Set down each line of the material that follows, exactly, with no pictures.

**INFORMATION PROVIDED:**
..............................
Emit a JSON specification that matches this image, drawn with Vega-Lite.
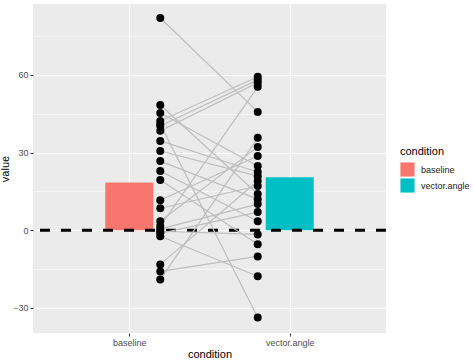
{
  "$schema": "https://vega.github.io/schema/vega-lite/v6.json",
  "width": 353,
  "height": 329,
  "autosize": "none",
  "padding": {"left": 33, "top": 4, "right": 88, "bottom": 31},
  "background": "white",
  "config": {
    "view": {"fill": "#EBEBEB", "stroke": null},
    "font": "Liberation Sans",
    "axis": {
      "domain": false,
      "gridColor": "white",
      "tickColor": "#333333",
      "tickSize": 3,
      "labelColor": "#4D4D4D",
      "labelFontSize": 9,
      "labelPadding": 2,
      "titleColor": "black",
      "titleFontSize": 11,
      "titleFontWeight": "normal"
    }
  },
  "datasets": {
    "means": [
      {"condition": "baseline", "value": 18.4},
      {"condition": "vector.angle", "value": 20.5}
    ],
    "pairs": [
      {"subject": 1, "baseline": 82, "vector_angle": 45.7},
      {"subject": 2, "baseline": 48.4, "vector_angle": 14.0},
      {"subject": 3, "baseline": 45.3, "vector_angle": 24.8},
      {"subject": 4, "baseline": 42.2, "vector_angle": 59.3},
      {"subject": 5, "baseline": 41.0, "vector_angle": -33.7},
      {"subject": 6, "baseline": 40.3, "vector_angle": 58.1},
      {"subject": 7, "baseline": 38.4, "vector_angle": 57.0},
      {"subject": 8, "baseline": 34.5, "vector_angle": 22.5},
      {"subject": 9, "baseline": 30.6, "vector_angle": 20.9},
      {"subject": 10, "baseline": 26.7, "vector_angle": 12.0},
      {"subject": 11, "baseline": 22.9, "vector_angle": 3.5},
      {"subject": 12, "baseline": 19.4, "vector_angle": -5.4},
      {"subject": 13, "baseline": 11.6, "vector_angle": 28.7},
      {"subject": 14, "baseline": 8.5, "vector_angle": 17.1},
      {"subject": 15, "baseline": 3.5, "vector_angle": 32.2},
      {"subject": 16, "baseline": 1.6, "vector_angle": 55.4},
      {"subject": 17, "baseline": 0.5, "vector_angle": 10.1},
      {"subject": 18, "baseline": -0.4, "vector_angle": -1.6},
      {"subject": 19, "baseline": -1.2, "vector_angle": 7.0},
      {"subject": 20, "baseline": -2.3, "vector_angle": -17.8},
      {"subject": 21, "baseline": -13.2, "vector_angle": 19.0},
      {"subject": 22, "baseline": -15.9, "vector_angle": -10.1},
      {"subject": 23, "baseline": -19.0, "vector_angle": 35.7}
    ]
  },
  "layer": [
    {
      "data": {"name": "means"},
      "mark": {"type": "bar", "width": 48},
      "encoding": {
        "x": {
          "field": "condition", "type": "nominal",
          "scale": {"type": "point", "domain": ["baseline", "vector.angle"], "padding": 0.6},
          "axis": {"title": "condition", "labelAngle": 0, "grid": true, "gridWidth": 1.1, "titlePadding": 1}
        },
        "y": {
          "field": "value", "type": "quantitative",
          "scale": {"domain": [-39.7, 87.4], "nice": false, "zero": false},
          "axis": {
            "title": "value",
            "values": [-30, -15, 0, 15, 30, 45, 60, 75],
            "labelExpr": "datum.value % 30 === 0 ? datum.label : ''",
            "tickOpacity": {"condition": {"test": "datum.value % 30 === 0", "value": 1}, "value": 0},
            "gridWidth": {"condition": {"test": "datum.value % 30 === 0", "value": 1.1}, "value": 0.5},
            "titlePadding": 2
          }
        },
        "color": {
          "field": "condition", "type": "nominal",
          "scale": {"domain": ["baseline", "vector.angle"], "range": ["#F8766D", "#00BFC4"]},
          "legend": {
            "orient": "none", "legendX": 367, "legendY": 142,
            "title": "condition", "titleFontSize": 11, "titleFontWeight": "normal", "titleColor": "black",
            "labelFontSize": 9, "labelColor": "#1A1A1A",
            "symbolType": "square", "symbolSize": 200, "symbolStrokeWidth": 0, "symbolOpacity": 1,
            "rowPadding": 1, "labelOffset": 6, "titlePadding": 5
          }
        }
      }
    },
    {
      "data": {"values": [{}]},
      "mark": {"type": "rule", "color": "black", "strokeWidth": 2.8, "strokeDash": [10, 11]},
      "encoding": {"y": {"datum": 0, "type": "quantitative"}}
    },
    {
      "data": {"name": "pairs"},
      "mark": {"type": "rule", "color": "#BEBEBE", "strokeWidth": 1.2, "xOffset": 31, "x2Offset": -32},
      "encoding": {
        "x": {"datum": "baseline", "type": "nominal", "axis": {"title": "condition"}},
        "x2": {"datum": "vector.angle"},
        "y": {"field": "baseline", "type": "quantitative", "axis": {"title": "value"}},
        "y2": {"field": "vector_angle"}
      }
    },
    {
      "data": {"name": "pairs"},
      "mark": {"type": "circle", "color": "black", "opacity": 1, "size": 64, "xOffset": 31},
      "encoding": {
        "x": {"datum": "baseline", "type": "nominal", "axis": {"title": "condition"}},
        "y": {"field": "baseline", "type": "quantitative", "axis": {"title": "value"}}
      }
    },
    {
      "data": {"name": "pairs"},
      "mark": {"type": "circle", "color": "black", "opacity": 1, "size": 64, "xOffset": -32},
      "encoding": {
        "x": {"datum": "vector.angle", "type": "nominal", "axis": {"title": "condition"}},
        "y": {"field": "vector_angle", "type": "quantitative", "axis": {"title": "value"}}
      }
    }
  ]
}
..............................
**EXERCISE SOLUTION:**
Emit a JSON specification that matches this image, drawn with Vega-Lite.
{
  "$schema": "https://vega.github.io/schema/vega-lite/v6.json",
  "width": 353,
  "height": 329,
  "autosize": "none",
  "padding": {"left": 33, "top": 4, "right": 88, "bottom": 31},
  "background": "white",
  "config": {
    "view": {"fill": "#EBEBEB", "stroke": null},
    "font": "Liberation Sans",
    "axis": {
      "domain": false,
      "gridColor": "white",
      "tickColor": "#333333",
      "tickSize": 3,
      "labelColor": "#4D4D4D",
      "labelFontSize": 9,
      "labelPadding": 2,
      "titleColor": "black",
      "titleFontSize": 11,
      "titleFontWeight": "normal"
    }
  },
  "datasets": {
    "means": [
      {"condition": "baseline", "value": 18.4},
      {"condition": "vector.angle", "value": 20.5}
    ],
    "pairs": [
      {"subject": 1, "baseline": 82, "vector_angle": 45.7},
      {"subject": 2, "baseline": 48.4, "vector_angle": 14.0},
      {"subject": 3, "baseline": 45.3, "vector_angle": 24.8},
      {"subject": 4, "baseline": 42.2, "vector_angle": 59.3},
      {"subject": 5, "baseline": 41.0, "vector_angle": -33.7},
      {"subject": 6, "baseline": 40.3, "vector_angle": 58.1},
      {"subject": 7, "baseline": 38.4, "vector_angle": 57.0},
      {"subject": 8, "baseline": 34.5, "vector_angle": 22.5},
      {"subject": 9, "baseline": 30.6, "vector_angle": 20.9},
      {"subject": 10, "baseline": 26.7, "vector_angle": 12.0},
      {"subject": 11, "baseline": 22.9, "vector_angle": 3.5},
      {"subject": 12, "baseline": 19.4, "vector_angle": -5.4},
      {"subject": 13, "baseline": 11.6, "vector_angle": 28.7},
      {"subject": 14, "baseline": 8.5, "vector_angle": 17.1},
      {"subject": 15, "baseline": 3.5, "vector_angle": 32.2},
      {"subject": 16, "baseline": 1.6, "vector_angle": 55.4},
      {"subject": 17, "baseline": 0.5, "vector_angle": 10.1},
      {"subject": 18, "baseline": -0.4, "vector_angle": -1.6},
      {"subject": 19, "baseline": -1.2, "vector_angle": 7.0},
      {"subject": 20, "baseline": -2.3, "vector_angle": -17.8},
      {"subject": 21, "baseline": -13.2, "vector_angle": 19.0},
      {"subject": 22, "baseline": -15.9, "vector_angle": -10.1},
      {"subject": 23, "baseline": -19.0, "vector_angle": 35.7}
    ]
  },
  "layer": [
    {
      "data": {"name": "means"},
      "mark": {"type": "bar", "width": 48},
      "encoding": {
        "x": {
          "field": "condition", "type": "nominal",
          "scale": {"type": "point", "domain": ["baseline", "vector.angle"], "padding": 0.6},
          "axis": {"title": "condition", "labelAngle": 0, "grid": true, "gridWidth": 1.1, "titlePadding": 1}
        },
        "y": {
          "field": "value", "type": "quantitative",
          "scale": {"domain": [-39.7, 87.4], "nice": false, "zero": false},
          "axis": {
            "title": "value",
            "values": [-30, -15, 0, 15, 30, 45, 60, 75],
            "labelExpr": "datum.value % 30 === 0 ? datum.label : ''",
            "tickOpacity": {"condition": {"test": "datum.value % 30 === 0", "value": 1}, "value": 0},
            "gridWidth": {"condition": {"test": "datum.value % 30 === 0", "value": 1.1}, "value": 0.5},
            "titlePadding": 2
          }
        },
        "color": {
          "field": "condition", "type": "nominal",
          "scale": {"domain": ["baseline", "vector.angle"], "range": ["#F8766D", "#00BFC4"]},
          "legend": {
            "orient": "none", "legendX": 367, "legendY": 142,
            "title": "condition", "titleFontSize": 11, "titleFontWeight": "normal", "titleColor": "black",
            "labelFontSize": 9, "labelColor": "#1A1A1A",
            "symbolType": "square", "symbolSize": 200, "symbolStrokeWidth": 0, "symbolOpacity": 1,
            "rowPadding": 1, "labelOffset": 6, "titlePadding": 5
          }
        }
      }
    },
    {
      "data": {"values": [{}]},
      "mark": {"type": "rule", "color": "black", "strokeWidth": 2.8, "strokeDash": [10, 11]},
      "encoding": {"y": {"datum": 0, "type": "quantitative"}}
    },
    {
      "data": {"name": "pairs"},
      "mark": {"type": "rule", "color": "#BEBEBE", "strokeWidth": 1.2, "xOffset": 31, "x2Offset": -32},
      "encoding": {
        "x": {"datum": "baseline", "type": "nominal", "axis": {"title": "condition"}},
        "x2": {"datum": "vector.angle"},
        "y": {"field": "baseline", "type": "quantitative", "axis": {"title": "value"}},
        "y2": {"field": "vector_angle"}
      }
    },
    {
      "data": {"name": "pairs"},
      "mark": {"type": "circle", "color": "black", "opacity": 1, "size": 64, "xOffset": 31},
      "encoding": {
        "x": {"datum": "baseline", "type": "nominal", "axis": {"title": "condition"}},
        "y": {"field": "baseline", "type": "quantitative", "axis": {"title": "value"}}
      }
    },
    {
      "data": {"name": "pairs"},
      "mark": {"type": "circle", "color": "black", "opacity": 1, "size": 64, "xOffset": -32},
      "encoding": {
        "x": {"datum": "vector.angle", "type": "nominal", "axis": {"title": "condition"}},
        "y": {"field": "vector_angle", "type": "quantitative", "axis": {"title": "value"}}
      }
    }
  ]
}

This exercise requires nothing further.